Key Legal Propositions
- The terms "insect-infested" and "insect damage" under the Prevention of Food Adulteration Act, 1954 (PFA Act), and its Rules, are distinct; "insect damage" primarily involves assessing Uric acid content, while "insect-infested" refers to the persistent and numerous presence of insects.
- For an article of food to be deemed "insect-infested" under Section 2(i)(f) of the PFA Act, there must be a substantial presence of insects, not merely a few, indicating a state of being greatly troubled or assailed by numbers, consistent with the dictionary definition of 'infest'.
- The Public Analyst's report under Section 13 of the PFA Act is admissible as evidence of the facts stated therein (analysis results), but their opinion on whether the food is adulterated is not evidence unless the analyst is produced and testifies as a witness, leaving the ultimate determination of adulteration to the court.

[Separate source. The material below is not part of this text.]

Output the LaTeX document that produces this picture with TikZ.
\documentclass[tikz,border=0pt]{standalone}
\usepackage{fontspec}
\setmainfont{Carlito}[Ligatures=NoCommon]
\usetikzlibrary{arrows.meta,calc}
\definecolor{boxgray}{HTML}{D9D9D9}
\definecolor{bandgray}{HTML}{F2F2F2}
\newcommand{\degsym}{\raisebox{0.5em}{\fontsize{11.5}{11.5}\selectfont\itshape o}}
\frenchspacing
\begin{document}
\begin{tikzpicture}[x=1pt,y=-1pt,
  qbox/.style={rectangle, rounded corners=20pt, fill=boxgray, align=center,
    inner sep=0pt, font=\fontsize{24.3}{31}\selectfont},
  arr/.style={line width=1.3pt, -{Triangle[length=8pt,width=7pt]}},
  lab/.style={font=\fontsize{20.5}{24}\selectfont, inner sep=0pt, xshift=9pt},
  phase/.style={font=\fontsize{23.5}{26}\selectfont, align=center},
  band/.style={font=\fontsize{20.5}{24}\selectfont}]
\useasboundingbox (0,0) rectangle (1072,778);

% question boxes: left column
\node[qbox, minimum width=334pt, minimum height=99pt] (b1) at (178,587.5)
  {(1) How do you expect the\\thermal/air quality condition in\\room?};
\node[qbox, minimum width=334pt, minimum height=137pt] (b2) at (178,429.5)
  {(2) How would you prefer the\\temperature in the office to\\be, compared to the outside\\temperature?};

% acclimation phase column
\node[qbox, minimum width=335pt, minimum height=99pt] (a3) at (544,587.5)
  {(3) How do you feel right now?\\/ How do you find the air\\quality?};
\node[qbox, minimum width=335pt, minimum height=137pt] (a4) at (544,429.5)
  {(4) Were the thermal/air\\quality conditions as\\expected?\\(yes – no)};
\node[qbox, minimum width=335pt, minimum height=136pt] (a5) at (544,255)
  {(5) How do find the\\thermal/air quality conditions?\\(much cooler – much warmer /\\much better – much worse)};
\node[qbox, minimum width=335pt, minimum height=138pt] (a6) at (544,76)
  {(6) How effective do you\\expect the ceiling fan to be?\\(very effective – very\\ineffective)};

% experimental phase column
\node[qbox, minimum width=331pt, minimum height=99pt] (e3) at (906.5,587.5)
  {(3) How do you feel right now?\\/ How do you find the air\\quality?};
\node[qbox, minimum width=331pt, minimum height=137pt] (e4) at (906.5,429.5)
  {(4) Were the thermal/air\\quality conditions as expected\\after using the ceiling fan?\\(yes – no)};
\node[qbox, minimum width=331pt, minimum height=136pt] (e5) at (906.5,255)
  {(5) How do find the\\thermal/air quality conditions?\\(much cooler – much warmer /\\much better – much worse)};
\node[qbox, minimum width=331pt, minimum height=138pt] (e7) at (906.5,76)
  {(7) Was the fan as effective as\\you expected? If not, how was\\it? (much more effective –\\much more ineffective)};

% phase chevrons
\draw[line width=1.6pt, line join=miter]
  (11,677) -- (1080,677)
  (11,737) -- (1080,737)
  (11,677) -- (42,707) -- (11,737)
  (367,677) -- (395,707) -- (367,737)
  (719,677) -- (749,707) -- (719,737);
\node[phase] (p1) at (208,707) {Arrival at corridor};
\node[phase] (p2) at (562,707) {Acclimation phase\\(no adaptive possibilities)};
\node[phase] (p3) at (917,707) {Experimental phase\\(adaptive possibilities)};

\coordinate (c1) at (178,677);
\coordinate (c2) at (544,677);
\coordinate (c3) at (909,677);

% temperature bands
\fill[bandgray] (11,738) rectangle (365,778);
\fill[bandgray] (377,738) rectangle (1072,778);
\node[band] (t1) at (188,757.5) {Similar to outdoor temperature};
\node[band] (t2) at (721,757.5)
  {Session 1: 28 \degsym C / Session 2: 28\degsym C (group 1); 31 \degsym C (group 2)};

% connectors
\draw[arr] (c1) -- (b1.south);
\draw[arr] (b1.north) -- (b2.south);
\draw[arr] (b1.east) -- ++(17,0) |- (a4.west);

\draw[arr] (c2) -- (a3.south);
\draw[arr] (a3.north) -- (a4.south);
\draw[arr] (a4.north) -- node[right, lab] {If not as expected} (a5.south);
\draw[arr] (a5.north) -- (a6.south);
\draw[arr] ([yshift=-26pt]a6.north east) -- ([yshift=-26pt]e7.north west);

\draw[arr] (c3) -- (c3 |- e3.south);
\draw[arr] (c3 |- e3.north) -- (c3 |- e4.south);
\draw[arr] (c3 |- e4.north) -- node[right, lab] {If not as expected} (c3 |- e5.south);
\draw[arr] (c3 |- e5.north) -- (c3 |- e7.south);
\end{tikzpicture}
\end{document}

- The absence of a Uric acid test in a Public Analyst's report does not automatically render the report unreliable, particularly when the case for adulteration is based on "insect-infestation" rather than "insect damage."
- A mere declaration of a percentage of grains containing insects, without a qualitative assessment of whether such presence constitutes "infestation" in the legal sense, is insufficient to prove that the article is "insect-infested."
Judgment Summary
Background
The petitioner was convicted by the Trial Magistrate under Section 7/16 of the Prevention of Food Adulteration Act, 1954 (PFA Act), and sentenced to six months rigorous imprisonment and a fine of Rs. 1000.00. This conviction, upheld by the Additional Sessions Judge, stemmed from a sample of white 'Chanas' (white grams) purchased by a Food Inspector, which the Public Analyst declared adulterated due to "insect infestation" (6.9% insect-infested Chana grains containing living insects). The petitioner contended that the Public Analyst's report was unreliable for not performing a Uric acid test as per A.18.06 of Appendix B to the PFA Rules, 1955, meant for "insect damage," and that the report did not adequately establish "insect infestation" under Section 2(i)(f) of the Act.